If you need a quick refresher on what they mean by downloads, please review The Milion Hypervisor March article. In a nutshell, Microsoft Virtualization decided to get creative with the metric they use to track Hyper-V adoption. Windows Server 2008 RTM shipped with a beta version of Hyper-V (interesting decision) that is automatically updated via the Windows Update patch management mechanism. Any up-to-date Windows 2008 system is essentially counted as a Hyper-V host, which is totally unrealistic and, frankly, dishonest.
That decision now leads to an unfortunate dilemma. Windows Server 2008 SP2 is now available and it includes the RTM version of Hyper-V — no longer any need to download and update Hyper-V. That means:
As new Windows Server 2008 deployments move from RTM to SP2, the Hyper-V downloads cease.
The moral of this story is clear. When selecting a metric to brag publicly about progress, make sure it’s legitimate — or the truth may bring unintended consequences.
This is really one of the big challenges of being part of Windows / Microsoft – tracking actual usage information.

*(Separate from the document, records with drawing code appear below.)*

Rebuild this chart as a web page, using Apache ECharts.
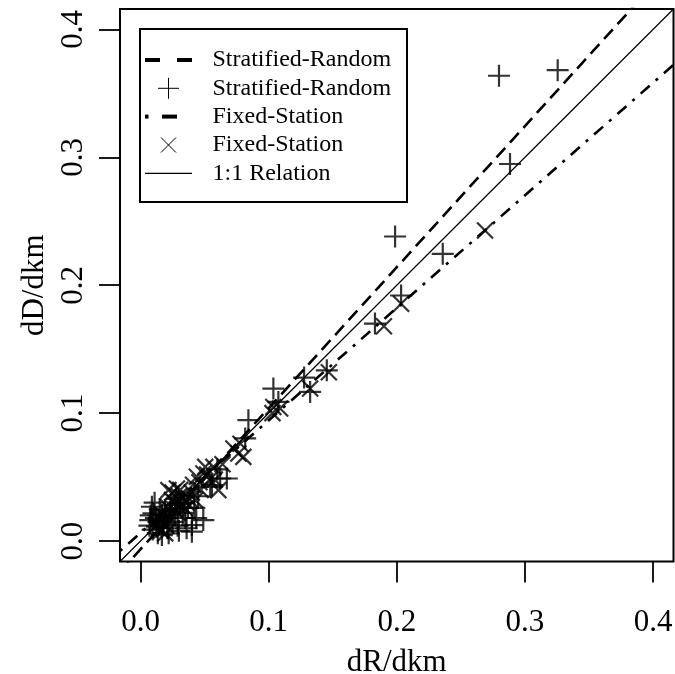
<!DOCTYPE html>
<html>
<head>
<meta charset="utf-8">
<script src="https://cdn.jsdelivr.net/npm/echarts@6/dist/echarts.min.js"></script>
<style>html,body{margin:0;padding:0;background:#fff;}#c{width:675px;height:674px;}</style>
</head>
<body>
<div id="c"></div>
<script>
// ---- data ----
var tickValues = [0.0, 0.1, 0.2, 0.3, 0.4];
var axisRange = [-0.016, 0.416];
var stratifiedRandom = [
  [0.0076,0.0164],[0.0089,0.0268],[0.0101,0.0216],[0.0128,0.0112],[0.0167,0.0047],
  [0.0167,0.0203],[0.0140,0.0150],[0.0150,0.0250],[0.0180,0.0130],[0.0200,0.0180],
  [0.0210,0.0100],[0.0230,0.0230],[0.0250,0.0150],[0.0270,0.0200],[0.0290,0.0120],
  [0.0310,0.0294],[0.0330,0.0220],[0.0350,0.0180],[0.0370,0.0260],[0.0401,0.0125],
  [0.0401,0.0073],[0.0435,0.0180],[0.0490,0.0164],[0.0450,0.0350],[0.0544,0.0424],
  [0.0557,0.0437],[0.0622,0.0489],[0.0674,0.0489],[0.0600,0.0560],[0.0817,0.0802],
  [0.0842,0.0945],[0.1037,0.1192],[0.1076,0.1088],[0.1277,0.1278],[0.1324,0.1166],
  [0.1454,0.1335],[0.1830,0.1700],[0.1987,0.2381],[0.2034,0.1920],[0.2359,0.2246],
  [0.2798,0.3638],[0.3256,0.3682],[0.2884,0.2948],
  [0.0070,0.0120],[0.0080,0.0200],[0.0095,0.0090],[0.0110,0.0300],[0.0120,0.0180],
  [0.0135,0.0060],[0.0190,0.0240],[0.0220,0.0060],[0.0240,0.0280],[0.0280,0.0330],
  [0.0300,0.0080],[0.0340,0.0300],[0.0420,0.0260],[0.0360,0.0100]
];
var fixedStation = [
  [0.0193,0.0060],[0.0150,0.0100],[0.0170,0.0150],[0.0200,0.0120],[0.0218,0.0398],
  [0.0245,0.0320],[0.0284,0.0411],[0.0260,0.0250],[0.0300,0.0350],[0.0320,0.0280],
  [0.0349,0.0255],[0.0380,0.0330],[0.0427,0.0320],[0.0440,0.0502],[0.0491,0.0528],
  [0.0505,0.0580],[0.0569,0.0580],[0.0608,0.0398],[0.0580,0.0480],[0.0640,0.0600],
  [0.0725,0.0724],[0.0764,0.0685],[0.0803,0.0658],[0.0780,0.0760],[0.1037,0.1048],
  [0.1090,0.1036],[0.1030,0.1000],[0.1324,0.1192],[0.1470,0.1320],[0.1900,0.1680],
  [0.2034,0.1856],[0.2689,0.2428],
  [0.0120,0.0120],[0.0140,0.0180],[0.0160,0.0080],[0.0180,0.0200],[0.0210,0.0270],
  [0.0230,0.0180],[0.0250,0.0380],[0.0270,0.0300],[0.0290,0.0220],[0.0310,0.0400],
  [0.0330,0.0340],[0.0360,0.0300],[0.0400,0.0380],[0.0410,0.0440],[0.0460,0.0460],
  [0.0520,0.0520],[0.0470,0.0400],[0.0540,0.0480]
];
// regression lines: [intercept, slope]
var srFit = [-0.0065, 1.103];
var fsFit = [0.0063, 0.880];
var oneToOne = [0, 1];
var legendLabels = ['Stratified-Random','Stratified-Random','Fixed-Station','Fixed-Station','1:1 Relation'];

function ablinePoints(fit){
  return [[axisRange[0], fit[0] + fit[1]*axisRange[0]], [axisRange[1], fit[0] + fit[1]*axisRange[1]]];
}

var FONT = 'Liberation Serif';
var chart = echarts.init(document.getElementById('c'), null, {renderer:'canvas'});

var axisCommon = {
  type: 'value', min: axisRange[0], max: axisRange[1],
  splitLine: {show:false},
  axisLine: {show:false, onZero:false},
  axisTick: {show:true, inside:false, length:21, customValues: tickValues, lineStyle:{color:'#000', width:1.8}},
  axisLabel: {customValues: tickValues, color:'#000', fontFamily: FONT, fontSize: 31,
    formatter: function(v){ return v.toFixed(1); }},
  nameLocation: 'middle',
  nameTextStyle: {color:'#000', fontFamily: FONT, fontSize: 31}
};

var rows = [60, 88.3, 116.6, 145, 173.3];
var graphics = [
  {type:'rect', shape:{x:140, y:29, width:267, height:173}, style:{fill:'#fff', stroke:'#000', lineWidth:2}, z:10},
  {type:'line', shape:{x1:145,y1:rows[0],x2:160,y2:rows[0]}, style:{stroke:'#000', lineWidth:4}, z:11},
  {type:'line', shape:{x1:177,y1:rows[0],x2:192,y2:rows[0]}, style:{stroke:'#000', lineWidth:4}, z:11},
  {type:'line', shape:{x1:158,y1:rows[1],x2:179,y2:rows[1]}, style:{stroke:'#000', lineWidth:1}, z:11},
  {type:'line', shape:{x1:168.5,y1:rows[1]-10.5,x2:168.5,y2:rows[1]+10.5}, style:{stroke:'#000', lineWidth:1}, z:11},
  {type:'line', shape:{x1:145,y1:rows[2],x2:148.5,y2:rows[2]}, style:{stroke:'#000', lineWidth:4}, z:11},
  {type:'line', shape:{x1:162,y1:rows[2],x2:177,y2:rows[2]}, style:{stroke:'#000', lineWidth:4}, z:11},
  {type:'line', shape:{x1:161,y1:rows[3]-7.5,x2:176,y2:rows[3]+7.5}, style:{stroke:'#000', lineWidth:1}, z:11},
  {type:'line', shape:{x1:161,y1:rows[3]+7.5,x2:176,y2:rows[3]-7.5}, style:{stroke:'#000', lineWidth:1}, z:11},
  {type:'line', shape:{x1:145,y1:rows[4],x2:192,y2:rows[4]}, style:{stroke:'#000', lineWidth:1.2}, z:11}
];
legendLabels.forEach(function(t, i){
  graphics.push({type:'text', x:212.5, y:rows[i], z:12,
    style:{text:t, fill:'#000', font:'24px "Liberation Serif"', textVerticalAlign:'middle', textAlign:'left'}});
});

var option = {
  animation: false,
  backgroundColor: '#fff',
  grid: {left:120, right:1.5, top:9, bottom:112.5, show:true, borderColor:'#000', borderWidth:2,
         backgroundColor:'transparent', containLabel:false, outerBoundsMode:'none'},
  xAxis: Object.assign({}, axisCommon, {name:'dR/dkm', nameGap: 86,
    axisLabel: Object.assign({}, axisCommon.axisLabel, {margin: 46})}),
  yAxis: Object.assign({}, axisCommon, {name:'dD/dkm', nameGap: 69, nameRotate: 90,
    axisLabel: Object.assign({}, axisCommon.axisLabel, {margin: 31, rotate: 90})}),
  series: [
    {type:'line', name:'1:1 Relation', data: ablinePoints(oneToOne), symbol:'none', clip:true,
     lineStyle:{color:'#000', width:1.2, type:'solid'}, z:3},
    {type:'line', name:'Stratified-Random fit', data: ablinePoints(srFit), symbol:'none', clip:true,
     lineStyle:{color:'#000', width:2.6, type:[13,7], cap:'butt'}, z:3},
    {type:'line', name:'Fixed-Station fit', data: ablinePoints(fsFit), symbol:'none', clip:true,
     lineStyle:{color:'#000', width:2.6, type:[3,8,12,8], cap:'butt'}, z:3},
    {type:'scatter', name:'Stratified-Random', data: stratifiedRandom,
     symbol:'path://M0,11L22,11M11,0L11,22', symbolSize:22,
     itemStyle:{color:'none', borderColor:'#000', borderWidth:2.2}, z:4},
    {type:'scatter', name:'Fixed-Station', data: fixedStation,
     symbol:'path://M0,0L16,16M16,0L0,16', symbolSize:16,
     itemStyle:{color:'none', borderColor:'#000', borderWidth:2.2}, z:4}
  ],
  graphic: graphics
};
chart.setOption(option);
</script>
</body>
</html>
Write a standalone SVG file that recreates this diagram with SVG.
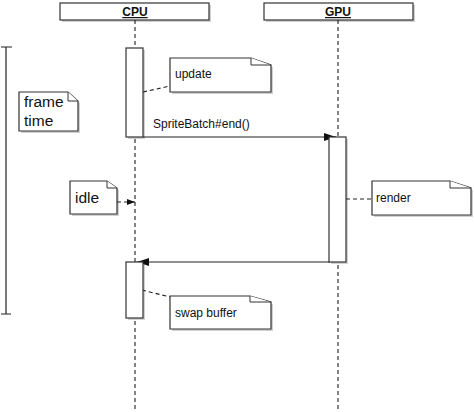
<svg xmlns="http://www.w3.org/2000/svg" width="474" height="412" viewBox="0 0 474 412">
<style>
.box{fill:#fff;stroke:#333;stroke-width:1.2}
.shadow{fill:#000;opacity:0.18}
.life{stroke:#333;stroke-width:1.2;stroke-dasharray:4 3;fill:none}
.msg{stroke:#222;stroke-width:1.2;fill:none}
.dash{stroke:#222;stroke-width:1.1;stroke-dasharray:4 3;fill:none}
.fold{fill:#fff;stroke:#333;stroke-width:1}
.t{font-family:"Liberation Sans",Arial,sans-serif;fill:#111}
.head{font-size:12px;font-weight:bold;text-decoration:underline;text-anchor:middle}
.small{font-size:12px}
.big{font-size:15.5px}
</style>
<defs>
<marker id="ah" markerWidth="12" markerHeight="8" refX="12" refY="4" orient="auto" markerUnits="userSpaceOnUse">
<path d="M0,0 L12,4 L0,8 Z" fill="#111"/>
</marker>
<marker id="ahs" markerWidth="8" markerHeight="6" refX="8" refY="3" orient="auto" markerUnits="userSpaceOnUse">
<path d="M0,0 L8,3 L0,6 Z" fill="#111"/>
</marker>
</defs>

<g id="connectors">
<line class="life" x1="135" y1="20" x2="135" y2="412"/>
<line class="life" x1="338" y1="20" x2="338" y2="412"/>
<line class="msg" x1="143" y1="137" x2="336" y2="137" marker-end="url(#ah)"/>
<line class="msg" x1="330" y1="262" x2="137" y2="262" marker-end="url(#ah)"/>
<line class="dash" x1="143" y1="92" x2="170" y2="86"/>
<line class="dash" x1="346" y1="199" x2="372" y2="199"/>
<line class="dash" x1="142" y1="290" x2="170" y2="297"/>
<line class="dash" x1="117" y1="202" x2="135" y2="202" marker-end="url(#ahs)"/>
<path class="msg" d="M1,47 H12 M6,47 V314 M1,314 H11" stroke="#444"/>
</g>

<g id="cpu">
<rect class="shadow" x="62" y="5" width="149" height="17"/>
<rect class="box" x="60" y="3" width="149" height="17"/>
<text class="t head" x="135" y="16">CPU</text>
</g>
<g id="gpu">
<rect class="shadow" x="266" y="5" width="149" height="17"/>
<rect class="box" x="264" y="3" width="149" height="17"/>
<text class="t head" x="338" y="16">GPU</text>
</g>

<g id="cpu-act1">
<rect class="shadow" x="128" y="50" width="17" height="89"/>
<rect class="box" x="126" y="48" width="17" height="89"/>
</g>
<g id="gpu-act">
<rect class="shadow" x="331" y="139" width="17" height="125"/>
<rect class="box" x="329" y="137" width="17" height="125"/>
</g>
<g id="cpu-act2">
<rect class="shadow" x="128" y="264" width="17" height="56"/>
<rect class="box" x="126" y="262" width="17" height="56"/>
</g>

<g id="msg-label">
<text class="t small" x="153" y="128" font-size="12.6">SpriteBatch#end()</text>
</g>

<g id="note-update">
<path class="shadow" d="M172,60 H253 L273,67 V94 H172 Z"/>
<path class="box" d="M170,58 H251 L271,65 V92 H170 Z"/>
<path class="fold" d="M251,58 V65 H271"/>
<text class="t small" x="175" y="78">update</text>
</g>

<g id="note-frametime">
<path class="shadow" d="M21,94 H70 L80,103 V133 H21 Z"/>
<path class="box" d="M19,92 H68 L78,101 V131 H19 Z"/>
<path class="fold" d="M68,92 V101 H78"/>
<text class="t big" x="24" y="107">frame</text>
<text class="t big" x="24" y="126">time</text>
</g>

<g id="note-idle">
<path class="shadow" d="M72,183 H109 L119,190 V216 H72 Z"/>
<path class="box" d="M70,181 H107 L117,188 V214 H70 Z"/>
<path class="fold" d="M107,181 V188 H117"/>
<text class="t big" x="75" y="203">idle</text>
</g>

<g id="note-render">
<path class="shadow" d="M374,183 H452 L473,190 V217 H374 Z"/>
<path class="box" d="M372,181 H450 L471,188 V215 H372 Z"/>
<path class="fold" d="M450,181 V188 H471"/>
<text class="t small" x="376" y="202">render</text>
</g>

<g id="note-swap">
<path class="shadow" d="M172,298 H252 L273,304 V331 H172 Z"/>
<path class="box" d="M170,296 H250 L271,302 V329 H170 Z"/>
<path class="fold" d="M250,296 V302 H271"/>
<text class="t small" x="175" y="317">swap buffer</text>
</g>
</svg>
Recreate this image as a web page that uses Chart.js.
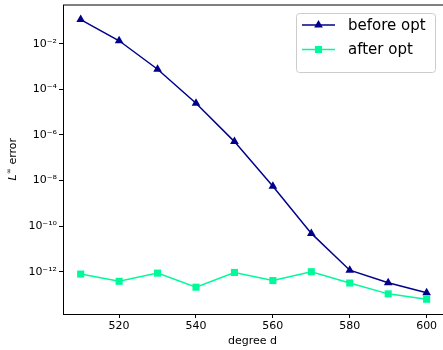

I remember when Microsoft first acquired Connectix and released Microsoft Virtual PC 2004. The decision was made that, because one of the primary markets for desktop virtualization is development and test, that Virtual PC should be included in MSDN. At first we thought this was a great idea – but the downside was that we immediately lost any way to have insight into how many people were actually using Virtual PC for development and test.
I appreciate your comment and I also get the impression that it wasn’t your idea to use the Hyper-v hotfix download count as an adoption metric.
Having open discussion and debate is one of the great elements of blogging. Opposing views are quite welcome here — too bad the same cannot be said about the Microsoft Virtualization blog.